The World Bank says an extra 100 million people worldwide could go hungry as a result of the sharp rise in the price of food staples in the last year.

At the U.N. food summit in Rome this month, the World Bank pledged $1.2 billion in grants to help with the food crisis.

"The $1.2 billion the World Bank says will solve the food crisis in Africa is a $1.2 billion subsidy to the chemical industry," said Vandana Shiva, an Indian physics professor and environmental activist speaking at the forum in Modena.

"Countries are made dependent on chemical fertilizers when their prices have tripled in the last year due to rising oil prices," she said. "I say to governments: spend a quarter of that on organic farming and you've solved your problems."

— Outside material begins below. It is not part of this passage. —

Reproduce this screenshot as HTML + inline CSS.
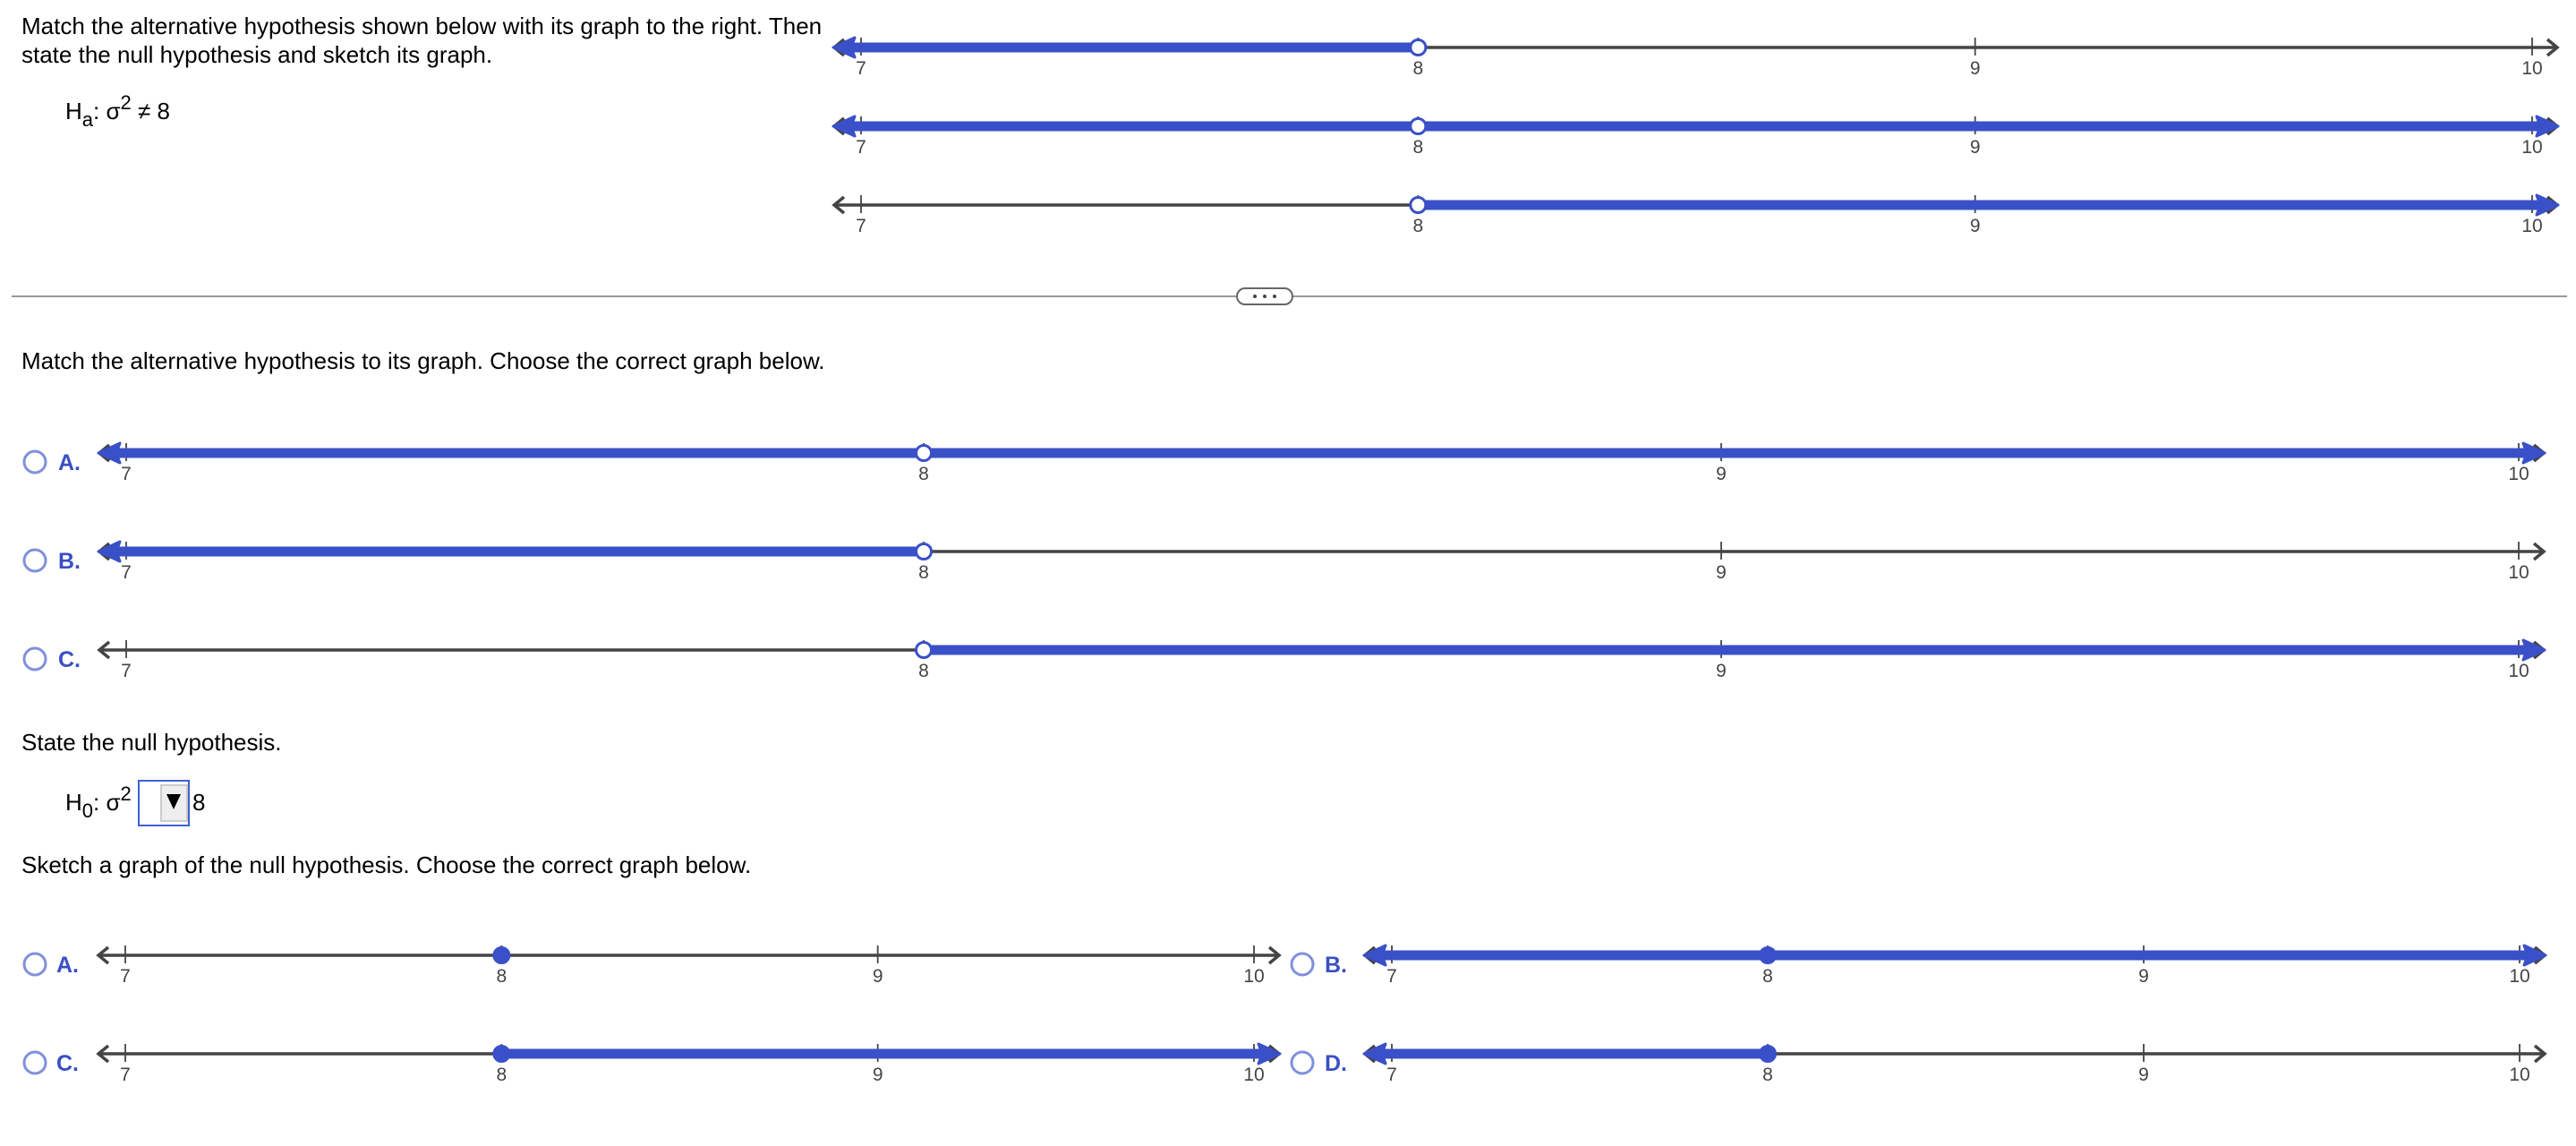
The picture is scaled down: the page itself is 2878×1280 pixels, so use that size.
<!DOCTYPE html>
<html><head><meta charset="utf-8"><style>
html,body{margin:0;padding:0;background:#fff;width:2878px;height:1280px;overflow:hidden}
svg{display:block;font-family:"Liberation Sans",sans-serif}
</style></head><body>
<svg id="s" width="2878" height="1280" viewBox="0 0 2878 1280" xmlns="http://www.w3.org/2000/svg">
<text x="24" y="38" font-size="26" fill="#000">Match the alternative hypothesis shown below with its graph to the right. Then</text>
<text x="24" y="70" font-size="26" fill="#000">state the null hypothesis and sketch its graph.</text>
<text x="73" y="133" font-size="26" fill="#000">H<tspan font-size="22" dy="8">a</tspan><tspan dy="-8">: σ</tspan><tspan font-size="22" dy="-11">2</tspan><tspan dy="11"> ≠ 8</tspan></text>
<line x1="13" y1="331" x2="2868" y2="331" stroke="#999" stroke-width="2"/>
<g>
<rect x="1382" y="322" width="62" height="18" rx="9" fill="#fff" stroke="#666" stroke-width="2"/>
<circle cx="1402" cy="331" r="2" fill="#444"/><circle cx="1413" cy="331" r="2" fill="#444"/><circle cx="1424" cy="331" r="2" fill="#444"/>
</g>
<text x="24" y="412" font-size="26" fill="#000">Match the alternative hypothesis to its graph. Choose the correct graph below.</text>
<text x="24" y="838" font-size="26" fill="#000">State the null hypothesis.</text>
<text x="73" y="905" font-size="26" fill="#000">H<tspan font-size="22" dy="8">0</tspan><tspan dy="-8">: σ</tspan><tspan font-size="22" dy="-11">2</tspan></text>
<g>
<rect x="155" y="872" width="56" height="50" fill="#fff" stroke="#3d62d6" stroke-width="2"/>
<rect x="180" y="877" width="29" height="40" fill="#eee" stroke="#ccc" stroke-width="2"/>
<path d="M186 887 L202 887 L194 904 Z" fill="#000"/>
</g>
<text x="215" y="905" font-size="26" fill="#000">8</text>
<text x="24" y="975" font-size="26" fill="#000">Sketch a graph of the null hypothesis. Choose the correct graph below.</text>
</svg>
<script>
// tick values shared by all number lines
const tickValues = [7, 8, 9, 10];
const tickLabels = ["7", "8", "9", "10"];
// hypothesis boundary value
const boundary = 8;
// shaded region: "left", "right", "both", "none"
const graphNames = ["top-graph-1","top-graph-2","top-graph-3","alt-choice-a","alt-choice-b","alt-choice-c","null-choice-a","null-choice-b","null-choice-c","null-choice-d"];
const graphShade = ["left","both","right","both","left","right","none","both","right","left"];
const graphClosed = [false,false,false,false,false,false,true,true,true,true];
const graphLetters = ["","","","A.","B.","C.","A.","B.","C.","D."];
// layout (pixel) config kept separate from data
const layout = [
 {x7:962,x10:2829,y:53,radio:null},
 {x7:962,x10:2829,y:141,radio:null},
 {x7:962,x10:2829,y:229,radio:null},
 {x7:141,x10:2814,y:506,radio:[39,65]},
 {x7:141,x10:2814,y:616,radio:[39,65]},
 {x7:141,x10:2814,y:726,radio:[39,65]},
 {x7:140,x10:1401,y:1067,radio:[39,63]},
 {x7:1555,x10:2815,y:1067,radio:[1455,1480]},
 {x7:140,x10:1401,y:1177,radio:[39,63]},
 {x7:1555,x10:2815,y:1177,radio:[1455,1480]}
];
const NS="http://www.w3.org/2000/svg";
const svg=document.getElementById('s');
const BLUE="#3a50c8", GREY="#444";
function mk(tag,attrs,parent){const e=document.createElementNS(NS,tag);for(const k in attrs)e.setAttribute(k,attrs[k]);parent.appendChild(e);return e;}
graphNames.forEach((name,i)=>{
  const L=layout[i];
  const lo=tickValues[0], hi=tickValues[tickValues.length-1];
  const sx=v=>L.x7+(v-lo)*(L.x10-L.x7)/(hi-lo);
  const g=mk('g',{},svg);
  
  
  const y=L.y, xl=sx(lo)-31, xr=sx(hi)+29;
  if(L.radio){
    const r=mk('circle',{cx:L.radio[0],cy:y+10,r:12,fill:'#fff',stroke:'#7f90dc','stroke-width':3},g);
    
    
    const t=mk('text',{x:L.radio[1],y:y+19,'font-size':25,'font-weight':'bold',fill:'#3a4fc4'},g);
    t.textContent=graphLetters[i];
    
    
  }
  mk('line',{x1:xl+3,y1:y,x2:xr-3,y2:y,stroke:GREY,'stroke-width':3.5},g);
  mk('path',{d:`M${xl+12} ${y-9} L${xl+1} ${y} L${xl+12} ${y+9}`,fill:'none',stroke:GREY,'stroke-width':3.5},g);
  mk('path',{d:`M${xr-12} ${y-9} L${xr-1} ${y} L${xr-12} ${y+9}`,fill:'none',stroke:GREY,'stroke-width':3.5},g);
  tickValues.forEach((v,k)=>{
    const x=sx(v);
    mk('line',{x1:x,y1:y-11,x2:x,y2:y+9,stroke:GREY,'stroke-width':1.8},g);
    const t=mk('text',{x:x,y:y+30,'font-size':21,fill:GREY,'text-anchor':'middle'},g);
    t.textContent=tickLabels[k];
    
    
  });
  const sh=graphShade[i], xb=sx(boundary);
  const leftOn=sh==='left'||sh==='both', rightOn=sh==='right'||sh==='both';
  if(leftOn){
    mk('rect',{x:xl+14,y:y-5.5,width:xb-xl-14,height:11,fill:BLUE},g);
    mk('path',{d:`M${xl} ${y} L${xl+24} ${y-11} L${xl+20} ${y} L${xl+24} ${y+11} Z`,fill:BLUE,stroke:BLUE,'stroke-width':3,'stroke-linejoin':'round'},g);
  }
  if(rightOn){
    mk('rect',{x:xb,y:y-5.5,width:xr-xb-14,height:11,fill:BLUE},g);
    mk('path',{d:`M${xr} ${y} L${xr-24} ${y-11} L${xr-20} ${y} L${xr-24} ${y+11} Z`,fill:BLUE,stroke:BLUE,'stroke-width':3,'stroke-linejoin':'round'},g);
  }
  const p=mk('circle',{cx:xb,cy:y,r:8.5,fill:graphClosed[i]?BLUE:'#fff',stroke:BLUE,'stroke-width':3},g);
  
  
});
</script>
</body></html>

She said industrial farming was based on planting a single crop on vast surfaces and heavy use of chemical fertilizers, a process that used 10 times more energy than it produced.

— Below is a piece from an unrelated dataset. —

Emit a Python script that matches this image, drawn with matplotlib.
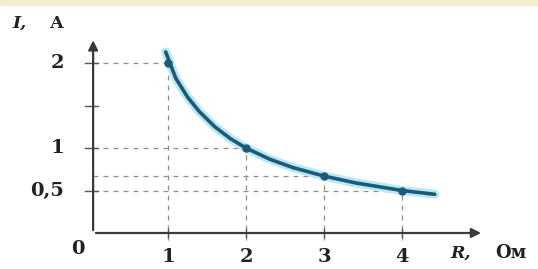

"The rest turns into waste as greenhouse gases, chemical runoffs and pesticide residues in our food," she said.

In contrast, organic farms could increase output by 10 times by growing many different species of plants at the same time, which helped retain soil and water, she said. "In a one-acre farm in India they can grow 250 species of plants," she said.

FEEDING 9 BILLION PEOPLE

The U.N.'s Food and Agriculture Organization Director General Jacques Diouf said last December there was no reason to believe that organic agriculture can substitute conventional farming systems in ensuring the world's food security.

"You cannot feed six billion people today and nine billion in 2050 without judicious use of chemical fertilizers."

Shiva has began a civil disobedience campaign in India against the patenting of natural seeds, particularly of crops that resist flooding and drought and can better withstand climate change.

"We need this worldwide. Seeds are for everyone," she said.

According to IFOAM, a quarter of greenhouse gases are emitted by industrially farmed crops and livestock. The proportion rises to 40 percent when including the emissions caused by transporting commodities around the world.

IFOAM members also criticized the production of fuel from grains, citing a U.S. university study that it took 1.3 gallons of fossil fuel to make 1 gallon of ethanol from corn.

The United States and Brazil defended their use of corn and sugar cane to make ethanol to fuel cars at the UN food summit saying it was a minor factor in food price inflation.